Written request.
Whenever a line contains the string "this", copy it out of the entries.

Rows from a dataset of charts and code:
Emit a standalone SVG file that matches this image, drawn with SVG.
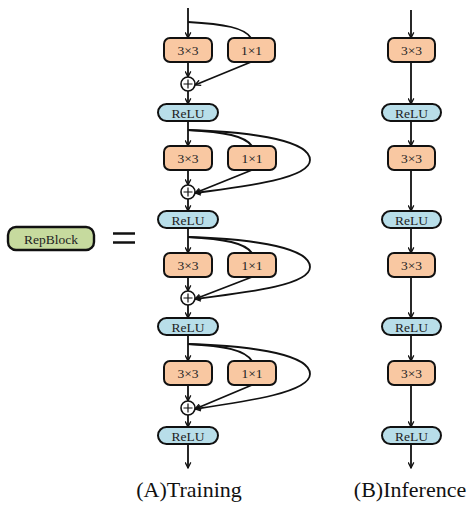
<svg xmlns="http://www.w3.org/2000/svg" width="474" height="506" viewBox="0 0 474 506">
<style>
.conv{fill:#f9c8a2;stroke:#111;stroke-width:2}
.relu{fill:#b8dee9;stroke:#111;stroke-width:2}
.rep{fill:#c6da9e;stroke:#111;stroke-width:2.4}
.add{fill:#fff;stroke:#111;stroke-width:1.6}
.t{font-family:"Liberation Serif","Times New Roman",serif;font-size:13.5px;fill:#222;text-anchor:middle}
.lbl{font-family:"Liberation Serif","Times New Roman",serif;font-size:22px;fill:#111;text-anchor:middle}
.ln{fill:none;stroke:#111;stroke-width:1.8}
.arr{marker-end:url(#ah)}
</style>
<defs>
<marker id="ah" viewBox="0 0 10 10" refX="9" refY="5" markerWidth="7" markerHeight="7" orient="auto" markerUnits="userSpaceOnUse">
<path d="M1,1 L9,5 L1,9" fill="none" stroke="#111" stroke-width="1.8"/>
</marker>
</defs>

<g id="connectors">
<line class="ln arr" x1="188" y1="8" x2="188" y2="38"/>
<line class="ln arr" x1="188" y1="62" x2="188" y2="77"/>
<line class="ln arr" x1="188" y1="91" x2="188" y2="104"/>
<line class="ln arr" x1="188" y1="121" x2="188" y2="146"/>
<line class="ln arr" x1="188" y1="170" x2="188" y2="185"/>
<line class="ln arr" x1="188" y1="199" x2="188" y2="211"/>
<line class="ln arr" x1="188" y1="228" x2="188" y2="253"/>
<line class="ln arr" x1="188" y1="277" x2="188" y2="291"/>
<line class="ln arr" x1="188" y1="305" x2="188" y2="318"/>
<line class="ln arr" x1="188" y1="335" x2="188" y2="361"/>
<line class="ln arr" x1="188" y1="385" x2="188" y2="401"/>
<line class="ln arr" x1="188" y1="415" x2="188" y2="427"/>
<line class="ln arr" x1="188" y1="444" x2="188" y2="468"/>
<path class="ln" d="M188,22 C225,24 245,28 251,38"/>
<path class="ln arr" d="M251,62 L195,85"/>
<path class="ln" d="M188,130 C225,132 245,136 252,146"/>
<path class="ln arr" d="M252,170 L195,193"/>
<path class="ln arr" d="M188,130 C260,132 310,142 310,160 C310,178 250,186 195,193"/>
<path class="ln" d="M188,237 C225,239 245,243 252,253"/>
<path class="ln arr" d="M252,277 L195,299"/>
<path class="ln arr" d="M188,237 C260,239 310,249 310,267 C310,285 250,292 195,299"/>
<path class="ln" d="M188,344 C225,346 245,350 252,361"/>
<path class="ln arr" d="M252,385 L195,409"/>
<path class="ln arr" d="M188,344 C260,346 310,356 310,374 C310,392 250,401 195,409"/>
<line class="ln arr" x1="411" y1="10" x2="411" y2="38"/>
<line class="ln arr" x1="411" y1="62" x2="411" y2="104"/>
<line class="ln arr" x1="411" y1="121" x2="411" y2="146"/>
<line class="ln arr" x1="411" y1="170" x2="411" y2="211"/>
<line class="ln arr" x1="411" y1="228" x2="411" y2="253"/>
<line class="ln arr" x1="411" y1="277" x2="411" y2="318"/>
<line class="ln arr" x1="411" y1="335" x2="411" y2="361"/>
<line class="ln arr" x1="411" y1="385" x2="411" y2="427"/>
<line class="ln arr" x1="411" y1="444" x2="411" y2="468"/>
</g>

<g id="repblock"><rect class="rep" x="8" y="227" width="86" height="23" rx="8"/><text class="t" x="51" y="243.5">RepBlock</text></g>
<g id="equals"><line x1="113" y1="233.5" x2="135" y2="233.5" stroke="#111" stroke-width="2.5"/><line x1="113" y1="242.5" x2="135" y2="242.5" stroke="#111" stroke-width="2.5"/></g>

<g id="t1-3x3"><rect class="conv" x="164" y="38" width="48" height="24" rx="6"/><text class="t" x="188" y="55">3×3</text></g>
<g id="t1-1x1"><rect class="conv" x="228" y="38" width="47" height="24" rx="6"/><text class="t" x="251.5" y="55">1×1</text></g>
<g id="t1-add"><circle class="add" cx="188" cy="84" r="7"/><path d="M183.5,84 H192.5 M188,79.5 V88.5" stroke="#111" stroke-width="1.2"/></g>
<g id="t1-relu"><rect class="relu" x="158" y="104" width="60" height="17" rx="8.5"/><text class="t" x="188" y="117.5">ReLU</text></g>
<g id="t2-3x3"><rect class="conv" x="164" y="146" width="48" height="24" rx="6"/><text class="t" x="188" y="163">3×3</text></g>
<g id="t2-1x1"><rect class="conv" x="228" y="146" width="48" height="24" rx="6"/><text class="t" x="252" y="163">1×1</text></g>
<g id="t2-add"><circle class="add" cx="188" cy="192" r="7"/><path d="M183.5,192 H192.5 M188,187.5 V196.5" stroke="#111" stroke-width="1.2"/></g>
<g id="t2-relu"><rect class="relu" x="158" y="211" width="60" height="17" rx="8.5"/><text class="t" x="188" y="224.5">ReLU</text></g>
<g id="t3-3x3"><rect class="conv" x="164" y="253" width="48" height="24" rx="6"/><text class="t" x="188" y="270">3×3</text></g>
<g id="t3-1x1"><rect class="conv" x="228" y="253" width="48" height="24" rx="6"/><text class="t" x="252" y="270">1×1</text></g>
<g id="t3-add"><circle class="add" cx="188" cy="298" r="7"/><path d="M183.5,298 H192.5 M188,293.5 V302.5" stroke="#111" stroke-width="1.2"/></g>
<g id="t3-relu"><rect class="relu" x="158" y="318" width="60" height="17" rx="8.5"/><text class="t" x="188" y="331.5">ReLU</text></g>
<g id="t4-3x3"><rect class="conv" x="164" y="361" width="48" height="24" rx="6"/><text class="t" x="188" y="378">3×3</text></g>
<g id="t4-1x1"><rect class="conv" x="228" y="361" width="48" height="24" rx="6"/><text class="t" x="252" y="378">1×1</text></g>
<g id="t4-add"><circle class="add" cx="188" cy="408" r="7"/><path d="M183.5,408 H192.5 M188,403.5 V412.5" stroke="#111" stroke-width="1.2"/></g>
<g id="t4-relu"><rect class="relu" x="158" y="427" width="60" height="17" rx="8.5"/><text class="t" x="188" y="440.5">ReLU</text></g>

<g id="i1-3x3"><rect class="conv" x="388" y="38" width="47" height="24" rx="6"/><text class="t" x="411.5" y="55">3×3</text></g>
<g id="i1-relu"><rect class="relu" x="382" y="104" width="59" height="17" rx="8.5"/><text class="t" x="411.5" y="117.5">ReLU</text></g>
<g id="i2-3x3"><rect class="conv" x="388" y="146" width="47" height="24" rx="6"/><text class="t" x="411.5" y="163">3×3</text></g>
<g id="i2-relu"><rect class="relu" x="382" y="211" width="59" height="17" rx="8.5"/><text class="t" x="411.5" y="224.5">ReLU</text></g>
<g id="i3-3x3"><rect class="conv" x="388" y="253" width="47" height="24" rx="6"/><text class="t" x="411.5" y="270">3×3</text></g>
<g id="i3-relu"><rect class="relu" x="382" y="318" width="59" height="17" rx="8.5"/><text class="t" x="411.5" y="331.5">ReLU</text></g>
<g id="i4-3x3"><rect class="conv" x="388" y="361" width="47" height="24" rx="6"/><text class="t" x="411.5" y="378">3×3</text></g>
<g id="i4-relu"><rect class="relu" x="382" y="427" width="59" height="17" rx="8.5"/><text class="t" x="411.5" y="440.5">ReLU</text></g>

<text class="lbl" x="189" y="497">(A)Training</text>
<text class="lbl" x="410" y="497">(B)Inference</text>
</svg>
--
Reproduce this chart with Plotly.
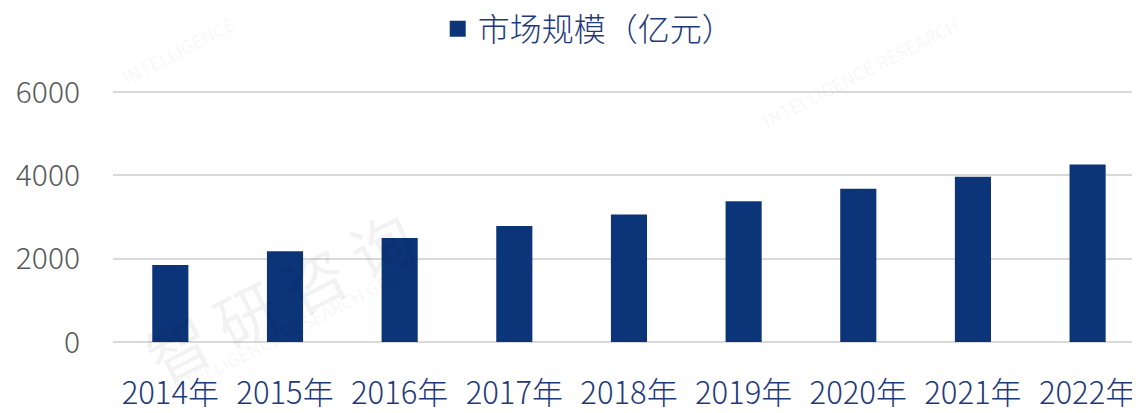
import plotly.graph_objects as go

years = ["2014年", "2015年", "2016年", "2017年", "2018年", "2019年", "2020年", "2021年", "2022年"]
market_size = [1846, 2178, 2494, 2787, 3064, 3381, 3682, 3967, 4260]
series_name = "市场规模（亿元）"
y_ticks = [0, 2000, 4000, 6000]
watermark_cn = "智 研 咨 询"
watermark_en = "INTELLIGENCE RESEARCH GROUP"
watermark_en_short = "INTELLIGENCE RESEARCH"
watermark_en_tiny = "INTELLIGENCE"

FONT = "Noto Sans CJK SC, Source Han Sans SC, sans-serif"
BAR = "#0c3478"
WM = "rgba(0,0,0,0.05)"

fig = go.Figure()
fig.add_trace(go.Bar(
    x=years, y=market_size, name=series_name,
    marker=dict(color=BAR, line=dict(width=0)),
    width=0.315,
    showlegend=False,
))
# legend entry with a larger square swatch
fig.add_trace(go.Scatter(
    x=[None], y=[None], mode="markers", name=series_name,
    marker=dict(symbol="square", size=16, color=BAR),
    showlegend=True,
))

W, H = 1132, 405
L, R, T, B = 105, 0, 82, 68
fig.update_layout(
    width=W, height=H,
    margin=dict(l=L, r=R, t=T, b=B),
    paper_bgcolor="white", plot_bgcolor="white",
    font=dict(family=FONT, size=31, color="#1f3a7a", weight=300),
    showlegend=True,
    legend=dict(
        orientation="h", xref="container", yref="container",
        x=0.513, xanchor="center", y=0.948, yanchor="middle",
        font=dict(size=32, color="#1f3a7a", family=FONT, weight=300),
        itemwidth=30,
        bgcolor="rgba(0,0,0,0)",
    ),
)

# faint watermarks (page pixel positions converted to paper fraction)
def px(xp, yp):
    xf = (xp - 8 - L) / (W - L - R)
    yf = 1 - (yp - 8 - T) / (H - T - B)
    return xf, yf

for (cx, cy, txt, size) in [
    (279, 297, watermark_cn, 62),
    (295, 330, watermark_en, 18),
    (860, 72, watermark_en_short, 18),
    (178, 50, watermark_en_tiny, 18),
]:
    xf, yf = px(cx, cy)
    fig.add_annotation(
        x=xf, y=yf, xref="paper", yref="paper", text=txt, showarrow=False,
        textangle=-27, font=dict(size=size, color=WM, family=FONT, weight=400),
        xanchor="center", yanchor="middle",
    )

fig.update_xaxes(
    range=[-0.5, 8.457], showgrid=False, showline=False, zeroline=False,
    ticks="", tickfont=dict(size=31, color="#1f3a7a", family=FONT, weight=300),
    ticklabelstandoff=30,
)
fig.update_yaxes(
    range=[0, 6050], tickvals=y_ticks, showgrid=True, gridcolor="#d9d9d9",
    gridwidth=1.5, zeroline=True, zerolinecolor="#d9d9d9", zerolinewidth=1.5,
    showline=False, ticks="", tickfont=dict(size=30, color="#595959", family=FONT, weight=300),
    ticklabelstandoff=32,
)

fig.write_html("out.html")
...
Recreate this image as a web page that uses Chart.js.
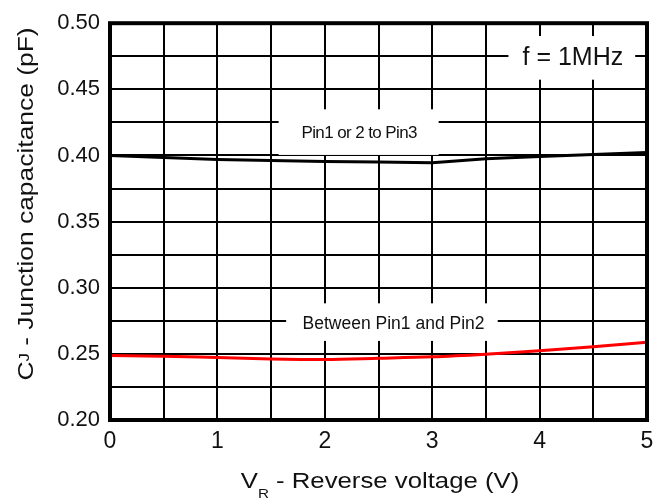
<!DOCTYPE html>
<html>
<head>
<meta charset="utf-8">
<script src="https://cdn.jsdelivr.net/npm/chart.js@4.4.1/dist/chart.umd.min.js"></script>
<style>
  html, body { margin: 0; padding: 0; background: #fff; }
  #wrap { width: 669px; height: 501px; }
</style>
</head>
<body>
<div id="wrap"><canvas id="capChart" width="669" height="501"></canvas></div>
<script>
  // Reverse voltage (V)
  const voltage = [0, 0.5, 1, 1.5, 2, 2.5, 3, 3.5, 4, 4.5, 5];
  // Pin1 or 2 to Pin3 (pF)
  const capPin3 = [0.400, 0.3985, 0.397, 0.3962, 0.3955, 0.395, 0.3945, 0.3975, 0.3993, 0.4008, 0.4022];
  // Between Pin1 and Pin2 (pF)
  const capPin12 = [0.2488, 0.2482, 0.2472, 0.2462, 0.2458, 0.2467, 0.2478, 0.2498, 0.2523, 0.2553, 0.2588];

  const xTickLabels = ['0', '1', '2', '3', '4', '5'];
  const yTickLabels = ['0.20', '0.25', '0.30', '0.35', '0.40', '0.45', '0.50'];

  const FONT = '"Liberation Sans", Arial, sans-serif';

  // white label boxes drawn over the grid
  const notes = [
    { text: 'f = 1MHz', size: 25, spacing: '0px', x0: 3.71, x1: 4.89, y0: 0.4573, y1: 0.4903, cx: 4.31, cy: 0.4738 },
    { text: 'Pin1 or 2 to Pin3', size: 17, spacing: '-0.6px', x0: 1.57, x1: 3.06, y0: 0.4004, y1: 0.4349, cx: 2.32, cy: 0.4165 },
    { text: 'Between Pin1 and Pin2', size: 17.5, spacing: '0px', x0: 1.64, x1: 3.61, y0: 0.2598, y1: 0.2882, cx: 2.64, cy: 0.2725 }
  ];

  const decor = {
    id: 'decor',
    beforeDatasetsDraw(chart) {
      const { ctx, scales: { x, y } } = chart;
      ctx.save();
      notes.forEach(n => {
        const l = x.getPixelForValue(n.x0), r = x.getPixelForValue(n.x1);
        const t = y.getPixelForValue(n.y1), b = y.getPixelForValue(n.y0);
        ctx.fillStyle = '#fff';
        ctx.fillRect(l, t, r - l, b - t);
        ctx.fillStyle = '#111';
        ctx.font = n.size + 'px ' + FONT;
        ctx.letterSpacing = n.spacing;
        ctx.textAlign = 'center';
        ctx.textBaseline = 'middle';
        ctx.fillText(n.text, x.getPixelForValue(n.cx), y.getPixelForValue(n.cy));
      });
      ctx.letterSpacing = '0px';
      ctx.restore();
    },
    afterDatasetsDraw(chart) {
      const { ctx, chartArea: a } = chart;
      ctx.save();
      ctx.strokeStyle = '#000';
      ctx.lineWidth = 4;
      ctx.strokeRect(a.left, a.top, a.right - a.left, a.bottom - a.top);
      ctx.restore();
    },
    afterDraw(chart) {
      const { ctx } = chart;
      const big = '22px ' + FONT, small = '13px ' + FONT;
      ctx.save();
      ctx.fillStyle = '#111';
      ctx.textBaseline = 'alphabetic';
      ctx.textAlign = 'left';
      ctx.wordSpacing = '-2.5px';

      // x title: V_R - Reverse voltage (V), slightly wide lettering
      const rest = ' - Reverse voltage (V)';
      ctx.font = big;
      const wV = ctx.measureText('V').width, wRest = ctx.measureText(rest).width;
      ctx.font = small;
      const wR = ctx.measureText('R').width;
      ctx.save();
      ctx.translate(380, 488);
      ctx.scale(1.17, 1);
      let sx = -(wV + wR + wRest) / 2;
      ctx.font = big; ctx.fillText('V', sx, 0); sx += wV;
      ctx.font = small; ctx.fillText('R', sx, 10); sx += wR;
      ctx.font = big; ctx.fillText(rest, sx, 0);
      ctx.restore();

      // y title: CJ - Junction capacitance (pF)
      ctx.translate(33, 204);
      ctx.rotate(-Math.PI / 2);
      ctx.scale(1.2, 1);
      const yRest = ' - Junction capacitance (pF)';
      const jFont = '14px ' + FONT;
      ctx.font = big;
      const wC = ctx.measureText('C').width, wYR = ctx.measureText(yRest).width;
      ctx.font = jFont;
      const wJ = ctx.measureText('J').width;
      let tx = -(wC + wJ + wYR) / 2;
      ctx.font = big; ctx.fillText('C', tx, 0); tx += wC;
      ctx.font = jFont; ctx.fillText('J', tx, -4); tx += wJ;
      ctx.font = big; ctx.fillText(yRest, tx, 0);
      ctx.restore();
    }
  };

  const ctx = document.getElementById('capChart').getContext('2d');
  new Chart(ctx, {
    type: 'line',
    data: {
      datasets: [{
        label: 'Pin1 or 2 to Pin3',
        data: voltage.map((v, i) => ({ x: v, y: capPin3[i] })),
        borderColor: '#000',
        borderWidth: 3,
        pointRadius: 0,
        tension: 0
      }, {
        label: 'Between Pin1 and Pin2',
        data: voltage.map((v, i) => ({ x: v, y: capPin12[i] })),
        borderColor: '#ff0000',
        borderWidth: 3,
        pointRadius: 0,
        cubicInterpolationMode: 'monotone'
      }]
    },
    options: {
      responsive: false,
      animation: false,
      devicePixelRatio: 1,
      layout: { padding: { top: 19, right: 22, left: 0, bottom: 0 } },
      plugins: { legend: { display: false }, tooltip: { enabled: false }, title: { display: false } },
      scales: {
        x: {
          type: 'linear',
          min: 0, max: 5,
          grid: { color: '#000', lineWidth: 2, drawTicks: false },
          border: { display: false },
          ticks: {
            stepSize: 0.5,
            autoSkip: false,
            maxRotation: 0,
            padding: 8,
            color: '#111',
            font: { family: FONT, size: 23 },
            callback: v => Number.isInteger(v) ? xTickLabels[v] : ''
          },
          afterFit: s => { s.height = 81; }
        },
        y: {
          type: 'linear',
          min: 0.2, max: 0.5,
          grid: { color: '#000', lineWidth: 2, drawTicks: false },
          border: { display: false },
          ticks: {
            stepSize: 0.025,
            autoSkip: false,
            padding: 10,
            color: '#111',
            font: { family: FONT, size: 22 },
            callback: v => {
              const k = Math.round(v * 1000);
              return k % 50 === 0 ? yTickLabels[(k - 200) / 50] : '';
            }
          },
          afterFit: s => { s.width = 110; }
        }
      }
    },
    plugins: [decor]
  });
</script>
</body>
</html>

Completed task.
Emit a standalone SVG file that matches this image, drawn with SVG.
Reproduce this chart with Plotly.
Recreate this image as a web page that uses Chart.js.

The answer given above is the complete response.